# EXERCISE REQUIREMENTS:
Report how many lines of the listing below include the word "diagram". Give nothing but the number.

# Records with drawing code:
....................

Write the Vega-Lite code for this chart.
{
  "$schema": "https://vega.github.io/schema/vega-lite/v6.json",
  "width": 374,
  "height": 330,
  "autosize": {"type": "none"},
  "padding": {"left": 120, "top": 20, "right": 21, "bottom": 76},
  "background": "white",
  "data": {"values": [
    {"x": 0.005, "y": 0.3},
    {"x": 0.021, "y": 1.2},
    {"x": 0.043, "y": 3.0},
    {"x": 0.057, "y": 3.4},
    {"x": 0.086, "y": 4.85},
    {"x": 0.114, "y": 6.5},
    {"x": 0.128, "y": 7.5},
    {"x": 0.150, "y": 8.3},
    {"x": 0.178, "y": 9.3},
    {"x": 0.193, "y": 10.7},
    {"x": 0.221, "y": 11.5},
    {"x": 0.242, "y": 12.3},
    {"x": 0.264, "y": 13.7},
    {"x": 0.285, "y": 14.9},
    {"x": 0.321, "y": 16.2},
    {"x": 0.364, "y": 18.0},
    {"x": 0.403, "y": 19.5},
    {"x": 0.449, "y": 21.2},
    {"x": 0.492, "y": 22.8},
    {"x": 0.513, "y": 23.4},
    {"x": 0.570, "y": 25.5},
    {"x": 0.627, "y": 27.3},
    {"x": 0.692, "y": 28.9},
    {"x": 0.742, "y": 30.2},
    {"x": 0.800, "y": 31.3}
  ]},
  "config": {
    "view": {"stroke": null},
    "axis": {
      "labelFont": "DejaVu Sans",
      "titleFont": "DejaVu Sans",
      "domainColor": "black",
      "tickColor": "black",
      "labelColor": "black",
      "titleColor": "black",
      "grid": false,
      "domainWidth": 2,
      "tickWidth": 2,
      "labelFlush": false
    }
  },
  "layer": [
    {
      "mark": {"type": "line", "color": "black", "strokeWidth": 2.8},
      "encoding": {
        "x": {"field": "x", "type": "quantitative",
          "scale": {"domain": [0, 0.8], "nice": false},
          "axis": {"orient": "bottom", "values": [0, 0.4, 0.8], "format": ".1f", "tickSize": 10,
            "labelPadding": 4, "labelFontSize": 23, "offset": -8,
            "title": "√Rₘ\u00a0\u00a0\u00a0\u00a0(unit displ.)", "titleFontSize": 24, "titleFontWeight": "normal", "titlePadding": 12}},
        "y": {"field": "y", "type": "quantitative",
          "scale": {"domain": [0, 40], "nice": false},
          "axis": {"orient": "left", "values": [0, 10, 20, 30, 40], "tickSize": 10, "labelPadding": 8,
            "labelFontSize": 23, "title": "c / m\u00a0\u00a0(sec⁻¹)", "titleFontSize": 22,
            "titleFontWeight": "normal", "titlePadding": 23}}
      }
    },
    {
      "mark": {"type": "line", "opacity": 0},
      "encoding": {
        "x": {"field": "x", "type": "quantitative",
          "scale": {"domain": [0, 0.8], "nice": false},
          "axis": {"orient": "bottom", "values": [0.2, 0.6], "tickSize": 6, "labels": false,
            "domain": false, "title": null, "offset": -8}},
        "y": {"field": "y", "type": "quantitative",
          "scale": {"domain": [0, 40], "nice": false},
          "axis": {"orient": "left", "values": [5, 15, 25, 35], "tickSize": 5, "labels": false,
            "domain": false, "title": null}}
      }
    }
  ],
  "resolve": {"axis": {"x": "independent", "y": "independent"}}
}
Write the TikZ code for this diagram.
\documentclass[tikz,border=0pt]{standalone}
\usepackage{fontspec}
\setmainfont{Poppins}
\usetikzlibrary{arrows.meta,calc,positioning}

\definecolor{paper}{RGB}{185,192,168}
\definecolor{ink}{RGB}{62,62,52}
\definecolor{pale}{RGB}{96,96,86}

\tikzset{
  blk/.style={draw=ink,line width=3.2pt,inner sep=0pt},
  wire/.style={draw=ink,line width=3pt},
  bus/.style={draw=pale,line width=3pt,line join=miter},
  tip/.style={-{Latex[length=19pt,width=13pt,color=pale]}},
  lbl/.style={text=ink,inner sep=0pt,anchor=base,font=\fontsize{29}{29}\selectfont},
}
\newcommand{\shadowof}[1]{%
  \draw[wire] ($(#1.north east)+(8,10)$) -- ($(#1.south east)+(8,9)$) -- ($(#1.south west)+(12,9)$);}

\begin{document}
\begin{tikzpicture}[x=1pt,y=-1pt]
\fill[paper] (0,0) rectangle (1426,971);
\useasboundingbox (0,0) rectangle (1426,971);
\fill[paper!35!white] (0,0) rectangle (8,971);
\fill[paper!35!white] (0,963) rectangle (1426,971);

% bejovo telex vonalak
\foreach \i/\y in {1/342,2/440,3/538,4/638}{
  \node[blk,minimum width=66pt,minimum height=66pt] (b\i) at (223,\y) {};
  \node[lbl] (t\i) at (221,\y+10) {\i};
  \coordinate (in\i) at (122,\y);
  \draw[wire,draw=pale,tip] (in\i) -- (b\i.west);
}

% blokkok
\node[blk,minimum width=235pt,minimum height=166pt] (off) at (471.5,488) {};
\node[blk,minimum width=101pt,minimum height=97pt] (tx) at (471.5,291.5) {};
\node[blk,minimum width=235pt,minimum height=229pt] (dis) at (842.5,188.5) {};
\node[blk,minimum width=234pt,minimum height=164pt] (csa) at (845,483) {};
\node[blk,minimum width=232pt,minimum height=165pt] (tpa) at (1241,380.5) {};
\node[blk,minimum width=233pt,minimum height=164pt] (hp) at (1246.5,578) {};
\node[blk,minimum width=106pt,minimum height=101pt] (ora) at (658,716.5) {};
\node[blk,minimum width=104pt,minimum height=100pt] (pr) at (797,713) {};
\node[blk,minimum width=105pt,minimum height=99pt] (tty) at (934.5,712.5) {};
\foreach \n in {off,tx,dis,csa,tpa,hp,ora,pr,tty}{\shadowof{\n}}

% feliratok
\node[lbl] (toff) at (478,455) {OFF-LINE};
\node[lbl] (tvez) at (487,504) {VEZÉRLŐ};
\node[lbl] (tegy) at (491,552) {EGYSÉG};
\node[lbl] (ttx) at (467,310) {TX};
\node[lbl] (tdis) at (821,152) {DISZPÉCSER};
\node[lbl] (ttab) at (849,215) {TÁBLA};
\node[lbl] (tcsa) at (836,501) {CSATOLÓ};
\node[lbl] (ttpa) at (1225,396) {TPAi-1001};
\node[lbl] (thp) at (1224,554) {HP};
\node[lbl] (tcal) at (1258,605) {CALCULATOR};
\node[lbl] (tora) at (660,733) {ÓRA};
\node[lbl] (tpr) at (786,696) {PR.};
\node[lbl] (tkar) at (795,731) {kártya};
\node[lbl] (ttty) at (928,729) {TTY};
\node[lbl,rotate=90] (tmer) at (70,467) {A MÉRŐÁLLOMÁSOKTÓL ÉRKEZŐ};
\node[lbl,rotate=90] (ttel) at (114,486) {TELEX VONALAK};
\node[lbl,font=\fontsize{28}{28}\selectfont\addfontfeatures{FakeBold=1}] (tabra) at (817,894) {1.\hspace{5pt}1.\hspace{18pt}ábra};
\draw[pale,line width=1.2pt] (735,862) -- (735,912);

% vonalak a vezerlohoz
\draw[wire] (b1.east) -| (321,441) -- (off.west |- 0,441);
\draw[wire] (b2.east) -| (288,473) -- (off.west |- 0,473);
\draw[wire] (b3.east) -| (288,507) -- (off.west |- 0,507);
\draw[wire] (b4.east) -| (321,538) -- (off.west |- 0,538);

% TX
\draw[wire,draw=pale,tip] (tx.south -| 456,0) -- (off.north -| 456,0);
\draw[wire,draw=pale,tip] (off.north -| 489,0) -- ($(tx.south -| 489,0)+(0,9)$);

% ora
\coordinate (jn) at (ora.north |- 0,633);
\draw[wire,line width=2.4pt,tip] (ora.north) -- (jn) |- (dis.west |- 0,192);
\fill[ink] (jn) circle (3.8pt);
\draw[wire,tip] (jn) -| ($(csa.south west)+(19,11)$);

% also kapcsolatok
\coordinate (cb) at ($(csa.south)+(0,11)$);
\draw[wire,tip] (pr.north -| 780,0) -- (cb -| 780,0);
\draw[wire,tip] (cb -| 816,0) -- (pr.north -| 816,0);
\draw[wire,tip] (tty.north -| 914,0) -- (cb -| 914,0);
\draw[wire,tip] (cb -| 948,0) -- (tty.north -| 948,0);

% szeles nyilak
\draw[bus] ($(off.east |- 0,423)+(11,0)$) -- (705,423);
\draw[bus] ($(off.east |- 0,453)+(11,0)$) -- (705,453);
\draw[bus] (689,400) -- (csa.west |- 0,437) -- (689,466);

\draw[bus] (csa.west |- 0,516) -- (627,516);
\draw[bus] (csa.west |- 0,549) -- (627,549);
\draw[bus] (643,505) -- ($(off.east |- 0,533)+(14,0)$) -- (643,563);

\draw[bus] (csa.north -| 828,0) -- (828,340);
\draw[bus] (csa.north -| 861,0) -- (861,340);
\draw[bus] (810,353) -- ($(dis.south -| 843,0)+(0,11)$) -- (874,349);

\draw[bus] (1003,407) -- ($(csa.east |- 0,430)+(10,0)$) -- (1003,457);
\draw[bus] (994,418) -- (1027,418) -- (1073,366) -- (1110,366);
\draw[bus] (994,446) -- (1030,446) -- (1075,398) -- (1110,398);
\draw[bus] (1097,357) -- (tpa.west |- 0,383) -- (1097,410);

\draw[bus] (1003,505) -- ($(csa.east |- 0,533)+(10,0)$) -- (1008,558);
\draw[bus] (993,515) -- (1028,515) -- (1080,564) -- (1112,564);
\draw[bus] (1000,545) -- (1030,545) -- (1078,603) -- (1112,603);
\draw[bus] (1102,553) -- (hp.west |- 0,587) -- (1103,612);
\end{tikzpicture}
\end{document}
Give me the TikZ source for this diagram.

....................

# RESULT:
2